• Record set
____

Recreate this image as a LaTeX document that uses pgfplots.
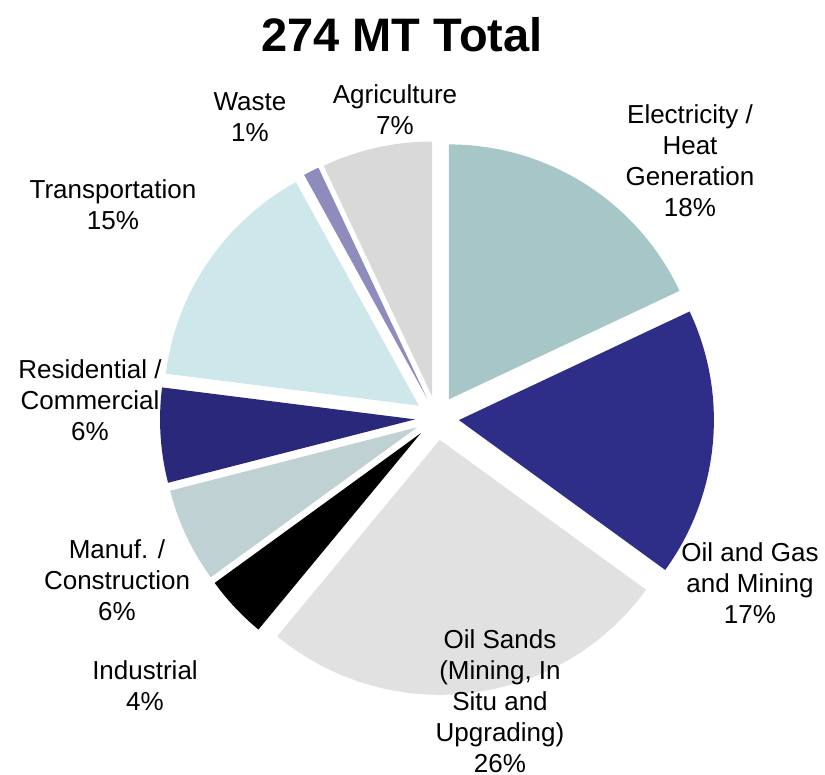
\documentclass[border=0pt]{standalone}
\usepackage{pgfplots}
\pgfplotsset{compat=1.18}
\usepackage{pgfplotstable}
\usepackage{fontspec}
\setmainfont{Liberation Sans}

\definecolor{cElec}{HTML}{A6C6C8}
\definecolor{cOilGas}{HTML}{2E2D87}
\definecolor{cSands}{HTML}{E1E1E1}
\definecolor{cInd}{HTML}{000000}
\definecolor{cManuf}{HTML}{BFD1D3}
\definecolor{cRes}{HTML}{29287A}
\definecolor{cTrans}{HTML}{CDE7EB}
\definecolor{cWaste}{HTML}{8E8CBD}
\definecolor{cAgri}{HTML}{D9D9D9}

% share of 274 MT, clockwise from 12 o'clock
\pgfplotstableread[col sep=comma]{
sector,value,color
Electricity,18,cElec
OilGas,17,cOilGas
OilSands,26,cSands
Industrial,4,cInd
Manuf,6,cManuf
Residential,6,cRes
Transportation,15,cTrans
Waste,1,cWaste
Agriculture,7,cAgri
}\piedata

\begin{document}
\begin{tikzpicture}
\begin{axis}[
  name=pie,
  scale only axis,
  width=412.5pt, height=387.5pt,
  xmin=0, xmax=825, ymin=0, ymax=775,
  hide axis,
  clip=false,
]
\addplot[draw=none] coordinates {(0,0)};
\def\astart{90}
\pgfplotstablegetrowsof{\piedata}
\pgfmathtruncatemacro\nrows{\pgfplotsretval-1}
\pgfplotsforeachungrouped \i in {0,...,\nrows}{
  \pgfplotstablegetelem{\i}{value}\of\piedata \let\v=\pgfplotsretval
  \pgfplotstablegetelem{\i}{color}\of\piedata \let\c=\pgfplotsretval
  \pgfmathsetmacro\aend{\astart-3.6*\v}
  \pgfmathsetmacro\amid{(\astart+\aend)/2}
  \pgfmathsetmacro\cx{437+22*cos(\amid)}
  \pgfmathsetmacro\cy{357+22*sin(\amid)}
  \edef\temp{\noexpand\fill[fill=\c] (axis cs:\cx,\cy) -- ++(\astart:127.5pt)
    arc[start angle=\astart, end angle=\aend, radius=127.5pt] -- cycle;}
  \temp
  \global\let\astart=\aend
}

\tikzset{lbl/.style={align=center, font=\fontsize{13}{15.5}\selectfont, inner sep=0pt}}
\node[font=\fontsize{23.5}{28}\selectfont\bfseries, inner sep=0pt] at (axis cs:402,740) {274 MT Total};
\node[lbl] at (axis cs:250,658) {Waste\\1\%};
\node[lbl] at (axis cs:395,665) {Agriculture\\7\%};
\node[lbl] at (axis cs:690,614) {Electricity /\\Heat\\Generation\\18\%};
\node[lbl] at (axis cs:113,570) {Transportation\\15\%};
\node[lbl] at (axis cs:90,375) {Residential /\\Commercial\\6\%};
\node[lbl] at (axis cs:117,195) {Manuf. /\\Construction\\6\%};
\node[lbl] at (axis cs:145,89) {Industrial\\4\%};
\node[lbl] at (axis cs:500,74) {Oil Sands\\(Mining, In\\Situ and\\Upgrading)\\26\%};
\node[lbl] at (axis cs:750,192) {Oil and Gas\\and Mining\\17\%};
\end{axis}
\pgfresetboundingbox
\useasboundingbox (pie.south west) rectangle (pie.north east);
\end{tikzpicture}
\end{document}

____

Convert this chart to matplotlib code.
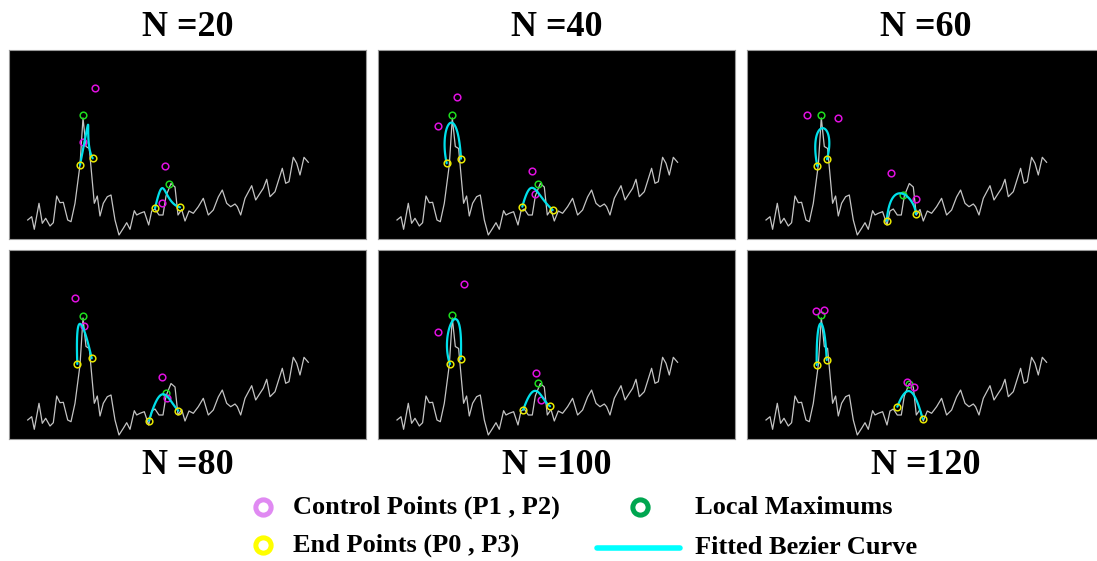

____

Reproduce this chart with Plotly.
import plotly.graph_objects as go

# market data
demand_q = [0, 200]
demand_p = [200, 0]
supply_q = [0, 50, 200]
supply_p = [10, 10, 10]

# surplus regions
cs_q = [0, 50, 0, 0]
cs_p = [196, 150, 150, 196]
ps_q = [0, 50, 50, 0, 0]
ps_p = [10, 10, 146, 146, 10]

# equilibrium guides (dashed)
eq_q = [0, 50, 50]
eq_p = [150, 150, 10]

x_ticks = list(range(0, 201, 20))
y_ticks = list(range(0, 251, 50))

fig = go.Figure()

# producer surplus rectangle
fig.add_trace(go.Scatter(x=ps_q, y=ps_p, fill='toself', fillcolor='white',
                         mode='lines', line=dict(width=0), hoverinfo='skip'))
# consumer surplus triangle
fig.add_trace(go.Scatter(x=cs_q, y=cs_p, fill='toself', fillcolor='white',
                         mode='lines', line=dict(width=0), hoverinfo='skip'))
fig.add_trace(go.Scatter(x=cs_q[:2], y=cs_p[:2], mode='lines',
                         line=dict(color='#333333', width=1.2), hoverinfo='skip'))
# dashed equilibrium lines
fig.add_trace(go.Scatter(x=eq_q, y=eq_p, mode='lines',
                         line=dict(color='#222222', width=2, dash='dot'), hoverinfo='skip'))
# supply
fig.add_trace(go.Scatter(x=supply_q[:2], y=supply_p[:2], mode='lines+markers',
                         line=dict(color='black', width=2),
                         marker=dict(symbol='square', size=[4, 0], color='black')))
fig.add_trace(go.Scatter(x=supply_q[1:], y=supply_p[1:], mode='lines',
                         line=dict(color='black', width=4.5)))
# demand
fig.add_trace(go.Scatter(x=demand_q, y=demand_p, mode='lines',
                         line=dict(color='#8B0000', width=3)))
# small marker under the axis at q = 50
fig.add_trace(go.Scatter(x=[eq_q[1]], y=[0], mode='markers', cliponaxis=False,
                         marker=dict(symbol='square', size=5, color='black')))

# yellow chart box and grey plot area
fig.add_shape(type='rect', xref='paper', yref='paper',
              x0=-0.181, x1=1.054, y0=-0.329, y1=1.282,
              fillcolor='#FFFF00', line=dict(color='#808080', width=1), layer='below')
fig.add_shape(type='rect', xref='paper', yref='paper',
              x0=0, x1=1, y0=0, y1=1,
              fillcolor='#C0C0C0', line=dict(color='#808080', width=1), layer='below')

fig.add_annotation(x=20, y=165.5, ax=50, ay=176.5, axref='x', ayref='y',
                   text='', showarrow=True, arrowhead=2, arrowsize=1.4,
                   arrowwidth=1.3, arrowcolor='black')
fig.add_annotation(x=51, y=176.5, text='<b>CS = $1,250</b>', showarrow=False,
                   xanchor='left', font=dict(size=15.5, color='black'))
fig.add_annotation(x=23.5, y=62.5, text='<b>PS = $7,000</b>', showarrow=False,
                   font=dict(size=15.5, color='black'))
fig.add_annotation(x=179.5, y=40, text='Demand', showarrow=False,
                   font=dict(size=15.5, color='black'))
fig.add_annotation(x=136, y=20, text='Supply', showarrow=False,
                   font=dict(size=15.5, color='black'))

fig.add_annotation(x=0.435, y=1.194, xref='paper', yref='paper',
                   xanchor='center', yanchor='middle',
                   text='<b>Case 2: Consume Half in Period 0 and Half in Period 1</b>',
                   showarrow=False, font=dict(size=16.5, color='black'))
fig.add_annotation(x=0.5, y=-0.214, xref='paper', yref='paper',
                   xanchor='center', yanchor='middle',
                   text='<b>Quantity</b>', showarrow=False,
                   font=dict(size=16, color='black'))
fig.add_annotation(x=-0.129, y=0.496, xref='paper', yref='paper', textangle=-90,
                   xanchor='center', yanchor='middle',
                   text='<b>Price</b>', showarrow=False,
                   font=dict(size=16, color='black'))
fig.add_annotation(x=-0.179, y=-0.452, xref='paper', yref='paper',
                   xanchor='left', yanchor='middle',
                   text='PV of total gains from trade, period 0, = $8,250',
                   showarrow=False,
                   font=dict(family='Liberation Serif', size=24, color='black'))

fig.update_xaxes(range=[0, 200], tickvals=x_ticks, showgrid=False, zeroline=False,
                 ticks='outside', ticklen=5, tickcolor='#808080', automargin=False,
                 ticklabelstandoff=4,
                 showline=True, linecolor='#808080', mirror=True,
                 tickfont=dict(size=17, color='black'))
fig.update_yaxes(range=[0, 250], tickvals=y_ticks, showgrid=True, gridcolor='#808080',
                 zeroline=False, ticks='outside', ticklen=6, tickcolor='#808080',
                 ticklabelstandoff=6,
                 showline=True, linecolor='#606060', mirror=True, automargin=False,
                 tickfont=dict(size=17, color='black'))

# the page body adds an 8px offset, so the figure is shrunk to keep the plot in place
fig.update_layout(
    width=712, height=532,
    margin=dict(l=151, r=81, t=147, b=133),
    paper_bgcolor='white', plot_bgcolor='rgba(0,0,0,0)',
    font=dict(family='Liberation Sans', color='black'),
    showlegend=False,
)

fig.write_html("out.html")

____

• Your task
Exactly as written, quote the lines from the one that has "Reproduce this chart with Plotly." down to the one that has "supply_p = [10, 10, 10]", and include both.

• Solution to this exercise
Reproduce this chart with Plotly.
import plotly.graph_objects as go

# market data
demand_q = [0, 200]
demand_p = [200, 0]
supply_q = [0, 50, 200]
supply_p = [10, 10, 10]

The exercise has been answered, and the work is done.